Deep Dive: How the Court Reached Its Decision
Court's Findings on Likelihood of Success
The court found that the SEC had established a strong likelihood of success on its claims against Collector's Coffee, Inc. and Mykalai Kontilai. This determination was based on a preponderance of evidence demonstrating that the defendants had engaged in multiple violations of securities laws. The SEC presented substantial testimony and documentation indicating that Kontilai and CCI misappropriated investor funds, made fraudulent misstatements regarding the company's financial condition, and attempted to impede the SEC’s investigation. Specifically, the court noted that the defendants falsely claimed that the company had no debt and that they had secured numerous valuable contracts, which were critical in attracting investments. Furthermore, the court emphasized the significance of the fabricated documents and the misrepresentation of asset valuations, which were essential to the SEC’s case. These findings demonstrated a systemic pattern of deception that warranted immediate judicial intervention. Ultimately, the court held that this pattern of fraudulent conduct fell squarely within the statutory framework allowing for injunctive relief, as the SEC had sufficiently proven past violations of the securities laws.
Adverse Inferences and Fifth Amendment Rights
The court further reasoned that Kontilai's invocation of the Fifth Amendment right against self-incrimination during the proceedings justified drawing an adverse inference against him. This legal principle allows the court to consider the silence of a party as indicative of the truth of opposing evidence. By refusing to testify, Kontilai effectively deprived the SEC of critical information regarding his actions and the financial dealings of CCI. The court stated that such an invocation of the Fifth Amendment could not shield Kontilai from the consequences of his conduct, especially when the SEC's allegations involved serious violations of securities laws. The court highlighted that the adverse inference would balance the equities between the parties and ensure fairness in the proceedings. Given that the SEC had a compelling case against the defendants, the adverse inference strengthened the SEC's position, suggesting that any testimony Kontilai might have provided would have been detrimental to his defense.
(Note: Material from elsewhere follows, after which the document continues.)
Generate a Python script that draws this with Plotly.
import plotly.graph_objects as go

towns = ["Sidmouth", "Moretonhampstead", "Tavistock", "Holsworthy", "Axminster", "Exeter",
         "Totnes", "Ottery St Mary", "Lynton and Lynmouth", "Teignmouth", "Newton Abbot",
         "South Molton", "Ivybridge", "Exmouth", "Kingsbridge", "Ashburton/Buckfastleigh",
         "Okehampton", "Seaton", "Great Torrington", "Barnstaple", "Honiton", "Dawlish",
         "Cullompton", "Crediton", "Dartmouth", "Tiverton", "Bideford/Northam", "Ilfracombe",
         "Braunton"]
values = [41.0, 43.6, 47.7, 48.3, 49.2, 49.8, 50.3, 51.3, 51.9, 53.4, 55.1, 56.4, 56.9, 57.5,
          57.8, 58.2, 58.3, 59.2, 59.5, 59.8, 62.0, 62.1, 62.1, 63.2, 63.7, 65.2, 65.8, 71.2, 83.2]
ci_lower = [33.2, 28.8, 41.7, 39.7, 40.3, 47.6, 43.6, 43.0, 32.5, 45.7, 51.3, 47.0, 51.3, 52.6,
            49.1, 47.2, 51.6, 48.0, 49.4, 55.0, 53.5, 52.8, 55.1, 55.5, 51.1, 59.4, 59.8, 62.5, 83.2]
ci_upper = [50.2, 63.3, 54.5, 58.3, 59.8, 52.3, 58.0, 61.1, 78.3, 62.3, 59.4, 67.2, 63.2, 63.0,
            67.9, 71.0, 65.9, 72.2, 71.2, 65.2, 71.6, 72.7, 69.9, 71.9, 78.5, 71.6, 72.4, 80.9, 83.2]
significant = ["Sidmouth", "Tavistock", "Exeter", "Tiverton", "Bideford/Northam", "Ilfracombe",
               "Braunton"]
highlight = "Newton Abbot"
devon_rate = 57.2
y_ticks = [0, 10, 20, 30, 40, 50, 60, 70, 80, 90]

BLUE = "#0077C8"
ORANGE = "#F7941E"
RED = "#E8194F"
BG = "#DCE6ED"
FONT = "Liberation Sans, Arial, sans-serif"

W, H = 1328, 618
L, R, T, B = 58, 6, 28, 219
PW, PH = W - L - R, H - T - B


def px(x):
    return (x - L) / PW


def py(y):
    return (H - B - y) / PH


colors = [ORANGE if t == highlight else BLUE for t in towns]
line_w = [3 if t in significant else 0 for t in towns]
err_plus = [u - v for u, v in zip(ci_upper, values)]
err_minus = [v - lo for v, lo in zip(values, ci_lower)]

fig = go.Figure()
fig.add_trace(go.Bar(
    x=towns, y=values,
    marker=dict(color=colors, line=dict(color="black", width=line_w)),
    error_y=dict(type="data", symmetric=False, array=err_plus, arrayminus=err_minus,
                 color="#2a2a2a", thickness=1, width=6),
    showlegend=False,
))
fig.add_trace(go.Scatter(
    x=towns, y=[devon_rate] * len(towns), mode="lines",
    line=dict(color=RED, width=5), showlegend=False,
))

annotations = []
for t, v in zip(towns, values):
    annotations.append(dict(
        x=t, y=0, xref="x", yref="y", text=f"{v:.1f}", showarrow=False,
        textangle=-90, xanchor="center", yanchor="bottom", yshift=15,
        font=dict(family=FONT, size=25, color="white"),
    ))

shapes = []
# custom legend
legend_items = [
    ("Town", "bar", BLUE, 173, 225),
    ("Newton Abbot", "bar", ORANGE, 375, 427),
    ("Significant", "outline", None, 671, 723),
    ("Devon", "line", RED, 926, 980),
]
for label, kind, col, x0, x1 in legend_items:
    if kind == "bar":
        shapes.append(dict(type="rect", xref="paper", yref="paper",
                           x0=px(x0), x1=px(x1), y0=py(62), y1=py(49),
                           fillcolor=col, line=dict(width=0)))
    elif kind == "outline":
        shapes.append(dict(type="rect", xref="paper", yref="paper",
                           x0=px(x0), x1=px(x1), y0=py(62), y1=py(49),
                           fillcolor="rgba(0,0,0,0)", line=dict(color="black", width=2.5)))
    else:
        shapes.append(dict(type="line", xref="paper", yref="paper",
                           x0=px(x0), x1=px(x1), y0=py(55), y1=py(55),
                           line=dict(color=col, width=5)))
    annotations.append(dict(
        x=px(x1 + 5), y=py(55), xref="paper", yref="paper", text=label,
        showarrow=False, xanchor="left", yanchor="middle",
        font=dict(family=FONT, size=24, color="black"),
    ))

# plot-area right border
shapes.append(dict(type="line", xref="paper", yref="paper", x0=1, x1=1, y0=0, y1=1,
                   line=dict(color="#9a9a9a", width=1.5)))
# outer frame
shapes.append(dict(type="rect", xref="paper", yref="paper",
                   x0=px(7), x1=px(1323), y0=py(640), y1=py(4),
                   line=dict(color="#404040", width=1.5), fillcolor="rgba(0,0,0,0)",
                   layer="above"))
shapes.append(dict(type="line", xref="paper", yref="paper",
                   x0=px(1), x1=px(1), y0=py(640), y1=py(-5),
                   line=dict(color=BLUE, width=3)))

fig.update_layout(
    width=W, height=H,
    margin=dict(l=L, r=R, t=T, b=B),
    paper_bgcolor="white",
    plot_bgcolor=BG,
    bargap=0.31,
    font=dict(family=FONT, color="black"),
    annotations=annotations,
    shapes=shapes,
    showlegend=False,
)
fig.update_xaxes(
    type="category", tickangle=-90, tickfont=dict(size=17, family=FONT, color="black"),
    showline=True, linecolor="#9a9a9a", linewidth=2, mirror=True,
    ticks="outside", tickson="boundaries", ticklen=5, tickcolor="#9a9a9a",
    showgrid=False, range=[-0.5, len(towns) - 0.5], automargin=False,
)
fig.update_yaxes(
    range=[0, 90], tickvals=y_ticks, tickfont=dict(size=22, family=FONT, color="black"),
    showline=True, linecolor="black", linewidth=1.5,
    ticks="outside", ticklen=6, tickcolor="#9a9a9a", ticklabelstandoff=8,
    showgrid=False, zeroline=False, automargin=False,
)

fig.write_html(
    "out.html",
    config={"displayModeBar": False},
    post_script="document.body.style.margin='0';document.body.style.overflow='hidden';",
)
Reasonable Likelihood of Future Violations
The court also assessed whether there was a reasonable likelihood of future violations of securities laws by the defendants. It considered several factors, including the degree of scienter, the nature of the violations, and the defendants' willingness to acknowledge wrongdoing. The court found that the high degree of scienter exhibited by Kontilai, evidenced by the fabrication of documents and misappropriation of funds, suggested a significant risk of continued violations if left unchecked. Additionally, there was no indication that Kontilai had ceased his fraudulent activities or expressed any intention to comply with securities laws moving forward. The court noted that the fraudulent conduct was not an isolated incident, having persisted over several years, and included actions taken even after the SEC initiated its investigation. The lack of credible assurances from Kontilai about rectifying his conduct further supported the conclusion that future violations were likely. As a result, the court determined that an injunction was necessary to prevent further harm to investors.
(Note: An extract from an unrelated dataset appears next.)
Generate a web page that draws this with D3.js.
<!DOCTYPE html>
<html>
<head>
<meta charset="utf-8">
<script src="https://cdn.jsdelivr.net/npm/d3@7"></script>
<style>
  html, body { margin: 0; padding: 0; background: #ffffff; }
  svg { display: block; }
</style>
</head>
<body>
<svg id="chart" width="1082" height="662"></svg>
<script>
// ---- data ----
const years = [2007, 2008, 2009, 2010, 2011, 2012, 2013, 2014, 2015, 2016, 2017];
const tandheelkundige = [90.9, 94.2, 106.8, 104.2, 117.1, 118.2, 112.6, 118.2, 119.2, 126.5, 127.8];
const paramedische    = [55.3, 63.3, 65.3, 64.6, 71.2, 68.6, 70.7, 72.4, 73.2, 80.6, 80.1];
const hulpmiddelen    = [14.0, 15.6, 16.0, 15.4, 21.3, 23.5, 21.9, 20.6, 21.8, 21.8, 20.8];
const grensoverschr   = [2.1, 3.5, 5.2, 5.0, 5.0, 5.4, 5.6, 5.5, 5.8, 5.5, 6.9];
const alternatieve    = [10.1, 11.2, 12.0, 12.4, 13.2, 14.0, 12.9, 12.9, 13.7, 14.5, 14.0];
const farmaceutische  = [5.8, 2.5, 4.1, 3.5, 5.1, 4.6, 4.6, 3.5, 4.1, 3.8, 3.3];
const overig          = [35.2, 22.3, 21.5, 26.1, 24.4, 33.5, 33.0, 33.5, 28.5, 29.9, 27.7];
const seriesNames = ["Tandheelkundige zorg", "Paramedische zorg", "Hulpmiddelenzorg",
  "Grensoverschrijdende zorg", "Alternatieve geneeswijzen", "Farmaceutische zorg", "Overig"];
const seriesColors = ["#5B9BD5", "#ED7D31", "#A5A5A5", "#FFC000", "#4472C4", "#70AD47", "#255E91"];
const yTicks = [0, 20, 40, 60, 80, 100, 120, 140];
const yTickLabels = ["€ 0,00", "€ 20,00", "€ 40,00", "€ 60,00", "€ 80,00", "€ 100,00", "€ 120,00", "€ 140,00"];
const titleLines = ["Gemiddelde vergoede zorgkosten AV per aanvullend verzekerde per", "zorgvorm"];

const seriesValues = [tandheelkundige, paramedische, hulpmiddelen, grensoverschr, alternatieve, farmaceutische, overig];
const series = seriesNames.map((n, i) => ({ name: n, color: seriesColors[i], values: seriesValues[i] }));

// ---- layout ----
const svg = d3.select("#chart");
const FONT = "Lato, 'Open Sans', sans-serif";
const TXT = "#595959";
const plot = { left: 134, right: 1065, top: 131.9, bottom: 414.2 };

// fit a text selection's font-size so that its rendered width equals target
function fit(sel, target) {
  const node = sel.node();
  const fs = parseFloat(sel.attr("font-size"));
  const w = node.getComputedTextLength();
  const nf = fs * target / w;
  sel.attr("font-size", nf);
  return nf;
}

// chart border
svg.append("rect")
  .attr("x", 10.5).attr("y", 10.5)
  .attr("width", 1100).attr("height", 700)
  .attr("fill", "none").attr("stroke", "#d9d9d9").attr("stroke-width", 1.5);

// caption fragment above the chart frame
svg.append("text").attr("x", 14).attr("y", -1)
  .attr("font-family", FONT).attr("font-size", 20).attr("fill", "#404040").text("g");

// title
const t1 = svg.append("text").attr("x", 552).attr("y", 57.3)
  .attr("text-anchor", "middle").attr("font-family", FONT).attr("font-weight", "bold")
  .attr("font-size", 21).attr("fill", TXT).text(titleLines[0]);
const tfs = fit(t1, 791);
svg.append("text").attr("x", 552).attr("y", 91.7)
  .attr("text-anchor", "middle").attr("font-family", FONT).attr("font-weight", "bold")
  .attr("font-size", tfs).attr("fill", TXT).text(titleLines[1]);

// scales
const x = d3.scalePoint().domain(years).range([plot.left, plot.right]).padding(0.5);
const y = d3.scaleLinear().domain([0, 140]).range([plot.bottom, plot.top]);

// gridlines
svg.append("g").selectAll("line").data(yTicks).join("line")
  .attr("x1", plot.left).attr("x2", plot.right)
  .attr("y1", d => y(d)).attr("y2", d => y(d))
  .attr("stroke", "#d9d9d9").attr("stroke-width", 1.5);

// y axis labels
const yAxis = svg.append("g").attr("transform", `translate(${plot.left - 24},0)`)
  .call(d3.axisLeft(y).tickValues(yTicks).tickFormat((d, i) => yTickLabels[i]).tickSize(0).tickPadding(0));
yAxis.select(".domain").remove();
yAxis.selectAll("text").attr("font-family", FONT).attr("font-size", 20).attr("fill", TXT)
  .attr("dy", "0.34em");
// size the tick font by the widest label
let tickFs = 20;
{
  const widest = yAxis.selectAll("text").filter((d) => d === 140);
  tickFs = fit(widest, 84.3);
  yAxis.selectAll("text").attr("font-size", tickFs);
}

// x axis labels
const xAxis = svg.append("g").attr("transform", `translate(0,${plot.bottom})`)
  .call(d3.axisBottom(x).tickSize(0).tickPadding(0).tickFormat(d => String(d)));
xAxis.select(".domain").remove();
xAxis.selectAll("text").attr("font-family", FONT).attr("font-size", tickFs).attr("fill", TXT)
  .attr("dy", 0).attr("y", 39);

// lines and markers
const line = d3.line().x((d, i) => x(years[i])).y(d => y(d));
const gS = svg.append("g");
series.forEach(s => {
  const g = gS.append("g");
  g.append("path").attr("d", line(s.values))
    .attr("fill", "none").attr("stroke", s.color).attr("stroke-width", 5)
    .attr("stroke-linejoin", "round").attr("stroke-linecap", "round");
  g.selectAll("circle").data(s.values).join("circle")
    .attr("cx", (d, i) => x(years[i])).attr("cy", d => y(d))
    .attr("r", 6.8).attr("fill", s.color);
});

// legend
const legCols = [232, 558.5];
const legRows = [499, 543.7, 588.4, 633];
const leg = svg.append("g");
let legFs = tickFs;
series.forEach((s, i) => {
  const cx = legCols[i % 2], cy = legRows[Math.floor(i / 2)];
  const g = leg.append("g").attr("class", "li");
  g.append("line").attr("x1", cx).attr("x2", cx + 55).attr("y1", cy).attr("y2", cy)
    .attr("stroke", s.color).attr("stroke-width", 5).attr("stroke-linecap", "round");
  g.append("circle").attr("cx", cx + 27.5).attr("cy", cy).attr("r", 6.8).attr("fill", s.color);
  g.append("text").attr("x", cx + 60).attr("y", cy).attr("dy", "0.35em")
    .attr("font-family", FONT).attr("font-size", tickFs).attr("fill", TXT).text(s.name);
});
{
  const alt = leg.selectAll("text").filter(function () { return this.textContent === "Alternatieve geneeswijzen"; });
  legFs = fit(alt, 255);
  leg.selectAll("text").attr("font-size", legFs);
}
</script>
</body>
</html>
Legal Standards for Injunctions and Asset Freezes
In reaching its decision, the court clarified the legal standards governing the issuance of preliminary injunctions and asset freezes in securities law cases. It stated that the SEC does not need to show irreparable harm to obtain a preliminary injunction; it merely needs to establish a likelihood of success on the merits and a reasonable likelihood of future violations. This standard is less stringent for asset freezes, where the SEC must show either a likelihood of success or that an inference can be drawn that the party has violated federal securities laws. The court highlighted that the SEC's burden is to demonstrate that the defendants have received ill-gotten gains and that these funds should be preserved to satisfy potential remedies for investors. It emphasized that joint and several liability for disgorgement could be imposed when multiple defendants collaborate in a fraudulent scheme, allowing the SEC to freeze assets sufficient to cover potential penalties. These legal principles guided the court's determination that both a preliminary injunction and an asset freeze were warranted in this case.
Scope and Justification of the Asset Freeze
The court concluded that the SEC's request for an asset freeze was justified and necessary to protect the interests of investors. The existing asset freeze, which restrained Kontilai's assets up to the amount of $46,121,649.68, was based on the total funds raised from investors and the potential civil penalties. The court ruled that this amount adequately reflected the totality of the misappropriated funds, thus serving to preserve the SEC’s ability to obtain remedies as the case progressed. The defendants argued for a reduction in the asset freeze amount, claiming that only a portion of the funds were ill-gotten. However, the court found that they failed to provide credible evidence supporting their claims of legitimate expenses or deductions. Moreover, the court determined that the potential value of certain assets, such as the Jackie Robinson Contracts, could not be definitively excluded from the asset freeze without further adjudication of ownership. Ultimately, the court maintained the asset freeze to ensure that sufficient funds remained available to satisfy any potential judgments against the defendants.
Conclusion of the Court
In conclusion, the U.S. Magistrate Judge granted the SEC's motion for a preliminary injunction and asset freeze while denying Kontilai's motion for modification of the asset freeze. The court's findings underscored the seriousness of the SEC's allegations against both Kontilai and CCI, highlighting the substantial evidence of wrongdoing and the significant risk of future violations. The court determined that the SEC had met its burden of proof regarding the likelihood of success on the merits, as well as the necessity for injunctive relief to protect investors from further harm. By establishing a framework for evaluating the defendants' actions and the legal standards applicable to the case, the court reinforced the importance of regulatory oversight in securities matters. The order thus aimed to prevent further exploitation of investors and ensure accountability for the defendants' actions.